01-03-2023 1:42 PM
Just been reading an article online, that in this day of green energy etc and wasteing energy, British wind farms are apparently been paid to TURN OFF wind farms, because our grids can`t cope with the power they produce, if that`s true, seriously???
BUT THEN, i got to this. How much stuff do we waste and throw away, because lets face it, it`s often cheaper to buy new than get something fixed. I shocked one of my neighbours a few weeks back when i told him how old my washing machine was ........... 33 years old and has never give me a days grief, is pristine and doesn`t have so much as 1mm of play in the drum, because i`ve never overloaded it and rarely use the boil wash!
but anyway, back to `i got to this` at the beginning, watch the first video;
16-04-2023 5:56 PM
That's possibly true.
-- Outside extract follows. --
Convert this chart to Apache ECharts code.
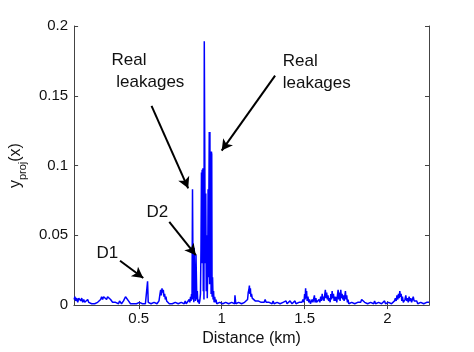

They don't have batteries. The power sharing scheme was scrapped for this same reason. Houes with solar were sharing it back to the grid based on output. But in some cases the usage from the immediate area wasn't making full use of it and there was power wasted with no means to store it. Plus the administration meant it costed more money. On our old house we were getting back £3k a year from the grid. Lucky who is still on that scheme. Instead we are thinking of setting up out own neighbourhood power sharing for the new property. The house and gargage has good roof lines to get a lot solar power than we need. So our neighbours could get power too. The problem is they are both well off. Without the grid being more efficient it doesn't help anyone in need.
But yeah I get your second argument too. Its why I love antiques. Sure they go up and down in value depending what is collectable but there is still a value that holds. The rarity and materials are not going to change. Except to become more rarer. An antique vase 200 hundred years old you can get for £100. Same price department stores want for some of theirs - reproduction copy. If it lasted 200 years it can last another 30 years in your home and in 30 years time it should have a lot more value. Whereas the mass manufactured one is likely to end up in a skip or chairty shop.
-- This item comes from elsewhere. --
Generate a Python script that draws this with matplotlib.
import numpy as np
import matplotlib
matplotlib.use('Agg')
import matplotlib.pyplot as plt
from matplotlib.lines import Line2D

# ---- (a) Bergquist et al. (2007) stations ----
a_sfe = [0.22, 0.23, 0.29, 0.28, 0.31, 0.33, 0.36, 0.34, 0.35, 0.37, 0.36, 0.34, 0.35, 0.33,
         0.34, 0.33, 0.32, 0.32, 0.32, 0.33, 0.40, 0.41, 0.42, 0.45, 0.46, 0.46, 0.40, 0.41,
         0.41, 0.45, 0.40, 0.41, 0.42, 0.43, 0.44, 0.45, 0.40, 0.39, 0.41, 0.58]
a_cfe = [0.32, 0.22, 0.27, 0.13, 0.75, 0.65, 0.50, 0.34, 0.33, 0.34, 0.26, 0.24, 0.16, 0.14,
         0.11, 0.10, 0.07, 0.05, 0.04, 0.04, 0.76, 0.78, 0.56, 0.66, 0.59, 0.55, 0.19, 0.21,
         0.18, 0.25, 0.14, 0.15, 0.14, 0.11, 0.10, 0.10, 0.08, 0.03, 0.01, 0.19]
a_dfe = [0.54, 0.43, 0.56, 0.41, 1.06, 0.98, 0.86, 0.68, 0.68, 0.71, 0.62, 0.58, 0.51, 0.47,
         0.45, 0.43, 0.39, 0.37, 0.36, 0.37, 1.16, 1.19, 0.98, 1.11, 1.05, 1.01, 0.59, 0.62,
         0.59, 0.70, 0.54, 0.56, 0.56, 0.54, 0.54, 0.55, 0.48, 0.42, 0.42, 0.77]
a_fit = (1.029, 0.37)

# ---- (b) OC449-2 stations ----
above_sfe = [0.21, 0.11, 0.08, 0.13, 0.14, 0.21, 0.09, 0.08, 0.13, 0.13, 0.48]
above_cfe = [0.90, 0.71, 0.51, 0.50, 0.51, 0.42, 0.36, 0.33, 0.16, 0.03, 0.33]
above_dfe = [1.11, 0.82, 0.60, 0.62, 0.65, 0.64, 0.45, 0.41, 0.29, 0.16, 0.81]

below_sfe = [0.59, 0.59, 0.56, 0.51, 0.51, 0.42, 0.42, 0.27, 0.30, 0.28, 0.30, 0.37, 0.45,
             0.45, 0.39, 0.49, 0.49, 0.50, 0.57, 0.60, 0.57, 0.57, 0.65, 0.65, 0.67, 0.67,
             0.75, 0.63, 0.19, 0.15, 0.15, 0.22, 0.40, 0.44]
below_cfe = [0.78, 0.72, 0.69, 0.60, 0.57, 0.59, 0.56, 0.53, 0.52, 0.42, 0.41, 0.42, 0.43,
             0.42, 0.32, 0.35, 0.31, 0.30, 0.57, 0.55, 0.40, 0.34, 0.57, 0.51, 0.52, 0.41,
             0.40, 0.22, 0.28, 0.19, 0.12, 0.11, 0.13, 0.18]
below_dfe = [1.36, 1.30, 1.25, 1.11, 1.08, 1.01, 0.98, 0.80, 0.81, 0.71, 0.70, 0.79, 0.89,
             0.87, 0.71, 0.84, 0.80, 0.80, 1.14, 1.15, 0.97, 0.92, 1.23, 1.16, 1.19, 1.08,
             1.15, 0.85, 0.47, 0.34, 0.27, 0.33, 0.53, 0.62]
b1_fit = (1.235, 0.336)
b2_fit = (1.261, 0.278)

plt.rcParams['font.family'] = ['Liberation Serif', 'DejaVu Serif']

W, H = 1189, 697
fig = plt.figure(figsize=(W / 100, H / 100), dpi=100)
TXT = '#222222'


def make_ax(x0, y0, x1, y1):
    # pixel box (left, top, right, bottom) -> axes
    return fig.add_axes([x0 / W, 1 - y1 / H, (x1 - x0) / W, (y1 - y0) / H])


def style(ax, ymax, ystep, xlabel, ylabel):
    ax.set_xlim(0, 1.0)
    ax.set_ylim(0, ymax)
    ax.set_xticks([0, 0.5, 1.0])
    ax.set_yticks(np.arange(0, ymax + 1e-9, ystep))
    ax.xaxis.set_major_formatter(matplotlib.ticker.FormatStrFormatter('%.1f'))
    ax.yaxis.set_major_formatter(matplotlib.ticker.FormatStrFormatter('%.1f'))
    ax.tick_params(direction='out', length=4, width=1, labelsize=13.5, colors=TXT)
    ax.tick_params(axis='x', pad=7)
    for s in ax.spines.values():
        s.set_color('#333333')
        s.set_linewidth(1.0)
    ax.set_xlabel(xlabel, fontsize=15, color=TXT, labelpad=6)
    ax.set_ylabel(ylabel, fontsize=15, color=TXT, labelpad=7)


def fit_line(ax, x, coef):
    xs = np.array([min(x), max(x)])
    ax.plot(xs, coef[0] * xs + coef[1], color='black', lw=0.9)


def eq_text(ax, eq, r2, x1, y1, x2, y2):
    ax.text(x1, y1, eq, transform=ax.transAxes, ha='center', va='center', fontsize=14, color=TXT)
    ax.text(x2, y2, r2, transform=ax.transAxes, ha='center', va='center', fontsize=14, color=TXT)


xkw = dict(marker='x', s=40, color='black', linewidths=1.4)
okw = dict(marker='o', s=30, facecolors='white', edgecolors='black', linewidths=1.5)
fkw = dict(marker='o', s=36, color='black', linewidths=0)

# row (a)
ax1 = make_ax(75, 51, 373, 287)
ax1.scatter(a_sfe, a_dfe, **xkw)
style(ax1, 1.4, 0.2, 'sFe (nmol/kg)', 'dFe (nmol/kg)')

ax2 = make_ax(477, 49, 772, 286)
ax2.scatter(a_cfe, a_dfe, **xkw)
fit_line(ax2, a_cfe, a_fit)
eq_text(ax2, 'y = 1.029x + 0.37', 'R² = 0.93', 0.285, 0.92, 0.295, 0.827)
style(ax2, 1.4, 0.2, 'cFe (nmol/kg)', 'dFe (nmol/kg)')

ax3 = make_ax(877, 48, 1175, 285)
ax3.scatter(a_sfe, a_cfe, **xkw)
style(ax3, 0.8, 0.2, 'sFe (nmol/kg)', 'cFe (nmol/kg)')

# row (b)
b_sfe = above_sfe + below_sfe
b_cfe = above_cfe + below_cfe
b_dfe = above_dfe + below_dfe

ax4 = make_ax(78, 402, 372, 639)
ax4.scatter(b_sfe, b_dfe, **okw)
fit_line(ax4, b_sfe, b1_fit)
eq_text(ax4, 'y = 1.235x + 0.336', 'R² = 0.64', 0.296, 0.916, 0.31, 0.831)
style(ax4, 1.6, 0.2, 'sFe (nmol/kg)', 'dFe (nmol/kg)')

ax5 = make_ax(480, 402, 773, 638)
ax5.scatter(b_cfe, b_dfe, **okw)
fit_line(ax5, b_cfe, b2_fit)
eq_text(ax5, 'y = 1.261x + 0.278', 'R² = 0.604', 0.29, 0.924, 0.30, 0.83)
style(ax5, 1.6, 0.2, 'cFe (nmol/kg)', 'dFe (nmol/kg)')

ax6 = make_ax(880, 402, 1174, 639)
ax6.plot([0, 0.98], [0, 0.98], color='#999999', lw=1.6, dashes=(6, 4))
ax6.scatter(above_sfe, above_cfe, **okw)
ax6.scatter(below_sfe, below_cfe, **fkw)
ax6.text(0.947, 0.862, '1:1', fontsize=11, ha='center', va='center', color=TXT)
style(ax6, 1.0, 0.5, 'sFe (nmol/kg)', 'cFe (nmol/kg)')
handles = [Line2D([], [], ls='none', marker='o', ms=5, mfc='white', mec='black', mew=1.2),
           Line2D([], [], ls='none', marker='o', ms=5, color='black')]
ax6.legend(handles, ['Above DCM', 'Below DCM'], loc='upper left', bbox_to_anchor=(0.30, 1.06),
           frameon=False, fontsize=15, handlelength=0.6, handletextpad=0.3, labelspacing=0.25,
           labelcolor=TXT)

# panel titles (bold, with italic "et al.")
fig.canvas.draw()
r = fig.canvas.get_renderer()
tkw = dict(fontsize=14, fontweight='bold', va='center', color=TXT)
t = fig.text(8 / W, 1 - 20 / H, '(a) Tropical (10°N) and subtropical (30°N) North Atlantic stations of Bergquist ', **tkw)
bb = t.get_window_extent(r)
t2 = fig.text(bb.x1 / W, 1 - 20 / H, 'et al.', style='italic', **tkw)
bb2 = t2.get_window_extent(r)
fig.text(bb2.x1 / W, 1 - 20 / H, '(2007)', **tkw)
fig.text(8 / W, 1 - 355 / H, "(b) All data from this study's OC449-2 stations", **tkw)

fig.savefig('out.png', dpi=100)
It does *bleep* me off when I get buyers making an low ball offer on items make from real gemstones and semi precious materials for the same price a low quality braclet that will break in a few wears from Clair's Accessories.
I want to shake them and say "This has lasted decades, centuries even...the base value isn't going anywhere. Brass, gold, silver etc. keep going up. Give it a good home and when you know longer need it chances are good you should at least get your money back plus make a bit more money."
Having durable items and looking after them really does pay off in the end. Or as you said there are cheap washing machine out there they are lucky to get 2 years out of. Running it 3 times a week and overloading it is dumb.
14-06-2023 11:16 PM
The problem with wind is it doesn't blow when it is needed, and it blows too much when it is not needed. In the latter case the turbines are just stopped but the opreators have still costs to cover.
In the first case its more difficult.
There are power stations which produce a so called base load, that covers the minimum the grid needs. These stations cannot be regulated easy (more or less power), large coal and atomic mostly, they must run a constant level.
So they are joined by peak load stations, which cover the peaks in the grid, what is needed above the base load. That can be hydro power, or diesel, or hydrogen and batteries. Hydrogen could solve most of that easily in any scale, while batteries are only good for very short peaks in not so big scale.
Unfortunately the current politics is not interested in hydrogen, they invested (dream of) only in batteries, technically wrong idea.
And where is wind in that? Somewhere between, a technical disturbing in the grid. The cheaper base load had to go down, and the more expensive peak load systems up to balance this wind disturbances.
Or, very often, buy or sell to other countries where the opposite effect is happening, hopefully. Expensive and with huge losses.
So for example Germany got the deadly idea to switch of atomic base load. They run now all by unreliable peak load cover, and lots of that from foreign countries to very high costs, and kidding me, lots of that is made by ... atomic stations elswhere. Hurray.
And when the wind blows too much, nobody wants this power (instead of making now free hydrogen), and when all over Europe the wind stops and the base load was already at peak ... prepare for the disaster:
Somewhere go the lights out.
15-06-2023 4:38 PM
Could so with a washing machine like yours!!! This day and age nothing last more than a few years without going wrong through no fault of my own.